All jokes aside, our flights were surprisingly pleasant. We left our house at midday on Saturday and arrived at Jon and Alex’s at around 7am their Sunday morning, which would be roughly 3pm Sunday afternoon Australia time. We flew for fourteen hours to Abu Dhabi, where we had a four hour layover, before another six hour flight to Vienna. In that time, I wrote about one thousand two hundred words on a story, watched five movies, read a bit, and entered the strange half consciousness of plane-sleep for as long as I could.

I have mixed feelings toward flying. Firstly, I have a small phobia toward it, brought on by a very memorable and terrifying experience decades ago, and which now leaves me gripping the seat and sweating uncontrollably whenever we hit some bad turbulence. Or at least it did, I think I’m slowly getting better at regulating myself in those situations, but I’ll also never not be aware of all the distance between me and the ground, or experience a feeling of relief when we finally land. I also do firmly believe that flying is one of the more uncomfortable experiences any of us will have, especially when travelling anywhere from Australia since we’re so far away from everywhere else. And yet, there’s something strangely pleasant about it as well. It’s a period of time where you are so limited in what you can do that you really don’t have to do anything. All expectations on you, including your own, are dropped; something that is so rare that the only other instance of this I can think of is when you’re ill to the point of being bedridden. With this comes a strange freedom, a temporary pause in everyday life, where you truly just exist for a while, even if that existence is within the confines of a single seat in a long metal tube with a few other hundred people, twelve kilometres in the air.

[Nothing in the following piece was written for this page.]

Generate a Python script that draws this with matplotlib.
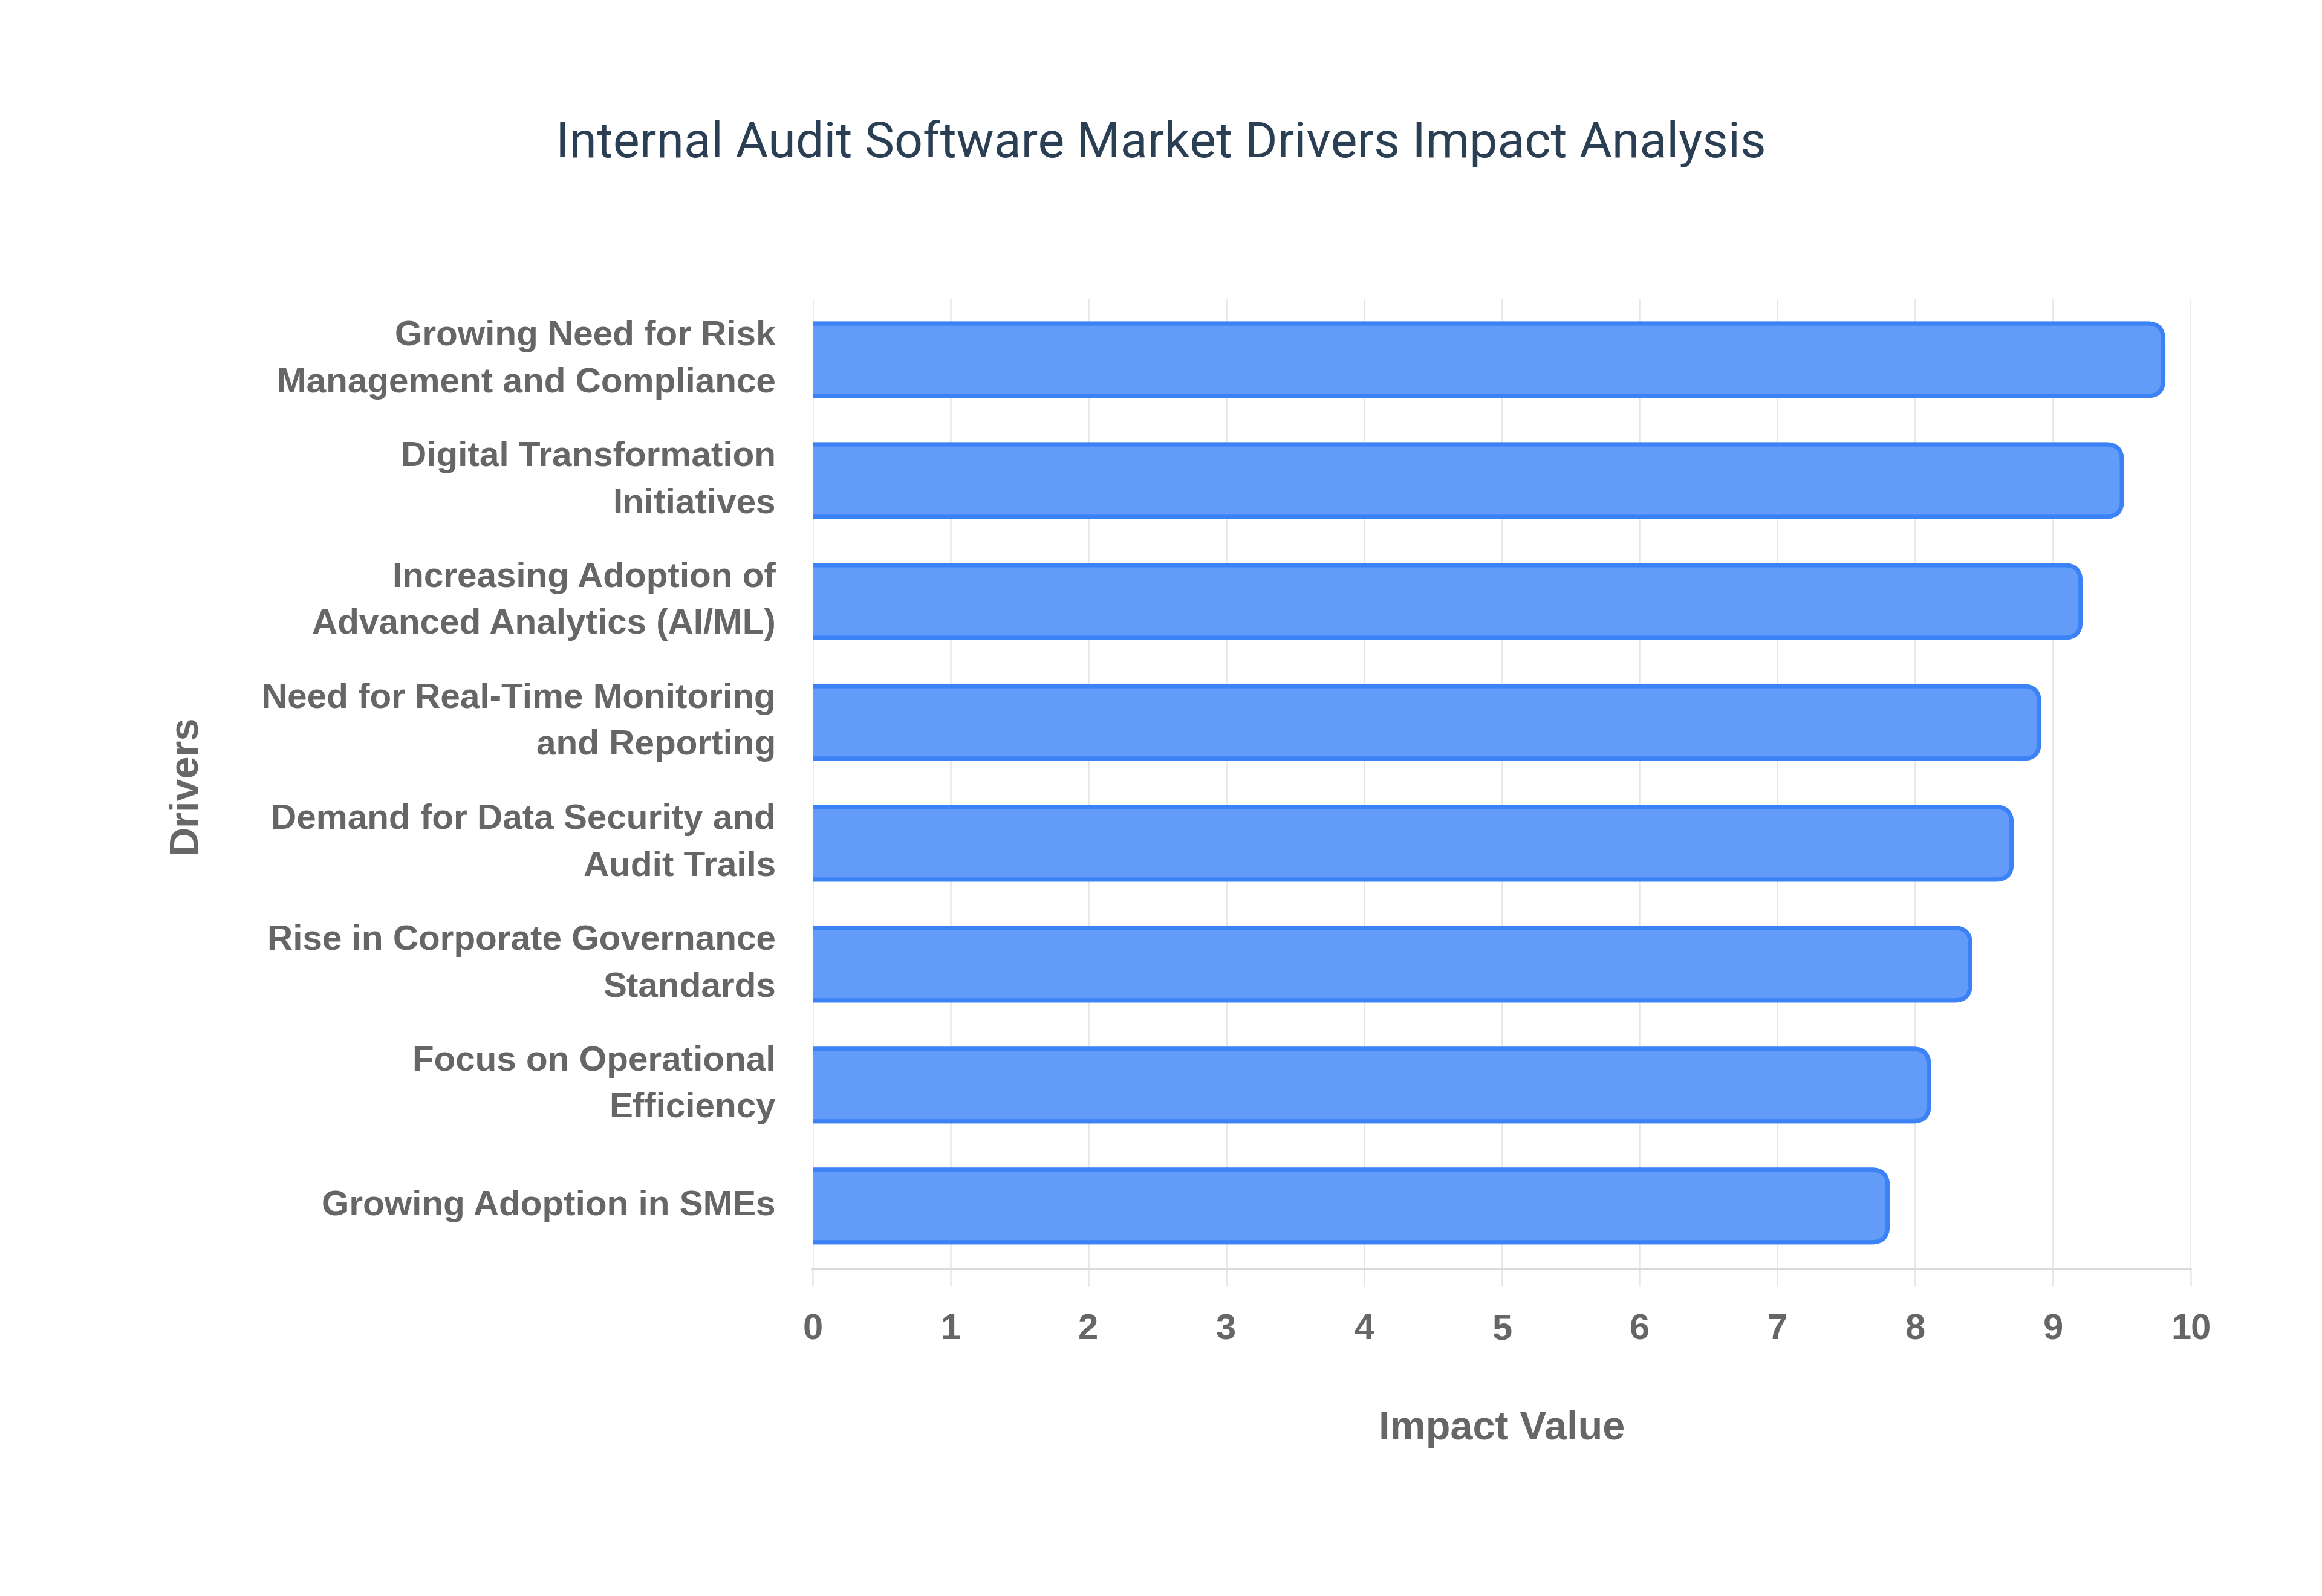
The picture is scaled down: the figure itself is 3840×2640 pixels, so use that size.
import matplotlib
matplotlib.use("Agg")
import matplotlib.pyplot as plt
from matplotlib.patches import FancyBboxPatch

# data (top to bottom)
drivers = [
    "Growing Need for Risk\nManagement and Compliance",
    "Digital Transformation\nInitiatives",
    "Increasing Adoption of\nAdvanced Analytics (AI/ML)",
    "Need for Real-Time Monitoring\nand Reporting",
    "Demand for Data Security and\nAudit Trails",
    "Rise in Corporate Governance\nStandards",
    "Focus on Operational\nEfficiency",
    "Growing Adoption in SMEs",
]
impact = [9.8, 9.5, 9.2, 8.9, 8.7, 8.4, 8.1, 7.8]
xticks = [0, 1, 2, 3, 4, 5, 6, 7, 8, 9, 10]

fill_col = "#629bf8"
edge_col = "#3b82f6"
label_col = "#666666"
grid_col = "#e6e6e6"
lab_font = ["Liberation Sans", "DejaVu Sans"]

fig = plt.figure(figsize=(19.2, 13.2), dpi=200)
fig.patch.set_facecolor("white")
ax = fig.add_axes([0.35, 0.205, 0.5935, 0.6075])

bar_h = 0.6
rx = 0.115          # corner radius in x data units
asp = 1.14          # y/x scale ratio for round corners
for i, v in enumerate(impact):
    # start a bit left of 0 so the left corners get clipped away
    p = FancyBboxPatch((-0.3, i - bar_h / 2), v + 0.3, bar_h,
                       boxstyle=f"round,pad=0,rounding_size={rx}",
                       mutation_aspect=asp,
                       facecolor=fill_col, edgecolor=edge_col,
                       linewidth=2.6, zorder=3, clip_on=True)
    ax.add_patch(p)

ax.set_xlim(0, 10)
ax.set_ylim(len(drivers) - 0.48, -0.5)

ax.set_yticks(range(len(drivers)))
ax.set_yticklabels(drivers, fontsize=21, fontweight="bold", color=label_col,
                   family=lab_font)
for lb in ax.get_yticklabels():
    lb.set_linespacing(1.55)
    lb.set_va("center")
ax.set_xticks(xticks)
ax.set_xticklabels([str(t) for t in xticks], fontsize=21.5, fontweight="bold",
                   color=label_col, family=lab_font)

ax.tick_params(axis="y", length=0, pad=22)
ax.tick_params(axis="x", length=10.5, width=0.9, color=grid_col, pad=16)

ax.grid(axis="x", color=grid_col, linewidth=0.9, zorder=0)
ax.set_axisbelow(True)
for s in ["top", "right", "left"]:
    ax.spines[s].set_visible(False)
ax.spines["bottom"].set_color("#dadada")
ax.spines["bottom"].set_linewidth(1.3)

ax.set_xlabel("Impact Value", fontsize=24, fontweight="bold", color=label_col,
              family=lab_font, labelpad=38)
ax.set_ylabel("Drivers", fontsize=24, fontweight="bold", color=label_col,
              family=lab_font)
ax.yaxis.set_label_coords(-0.442, 0.5)

fig.text(0.5, 0.91, "Internal Audit Software Market Drivers Impact Analysis",
         ha="center", va="center", fontsize=29.7, color="#2a3f54",
         family=["Roboto", "DejaVu Sans"])

fig.savefig("out.png", dpi=200, facecolor=fig.get_facecolor())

Then there is also the fact that usually when flying somewhere, it’s for a holiday, and those are golden. For this one, so far, there is not too much to say, at least not in terms of travel. There is plenty to say about visiting family and immediately nesting into their lives, which is exactly what we’ve done. This first week is still a working one and so after landing on Sunday, it was back to work for both Holly and I on Monday. Again, this wasn’t as bad as I think we may have imagined, no doubt thanks to being with family and the space and environment they kindly and lovingly made for us. Truly, it doesn’t feel that different to working from home, which is such a special and spectacular thing to realise. Certainly, something I never would have predicted was that one day I would have a second home in Vienna’s twenty second district, or that a piece of me would feel a sense of belonging here. But, through marriage, and now the adorable existence of an equally bubbly and emotional two year old boy, I will forever have ties to this city. More than that though, after a number of visits, Vienna feels familiar and comfortable. The language barrier will always be a barrier, but outside of that it feels like visiting an old friend. 

As for my actual friends (by which I mean my family but that was an easy to reach segue and so I went for it) it is of course a joy to be spending time in their company once again. We haven’t, and are unlikely to do anything particularly touristy while in Vienna, because that’s not the point. Quite the opposite. We are after all the mundane things, just doing them in another country with our people who happen to live there. That’s what makes it so special. Having coffees together in the morning, taking Roo to kindergarten, walking down to the local shops, going for a run with my brother, playing with a bubble machine in the backyard, and sharing home cooked meals and talking about our day. 

Right now, and it has been a day since I first started writing this post, I am back on the couch, now joined by my brother and nephew, at said nephew’s request as he wanted some company while he ate his lunch and watched the inexplicably odd videos of kids youtube. It’s a public holiday and so we’re all at home. The day is sunny and mild. We have eaten a delicious and sweet Austrian breakfast. Our plans for the day are to nap, get an ice cream, then have a barbecue in the backyard. 

There are worse ways to spend a holiday.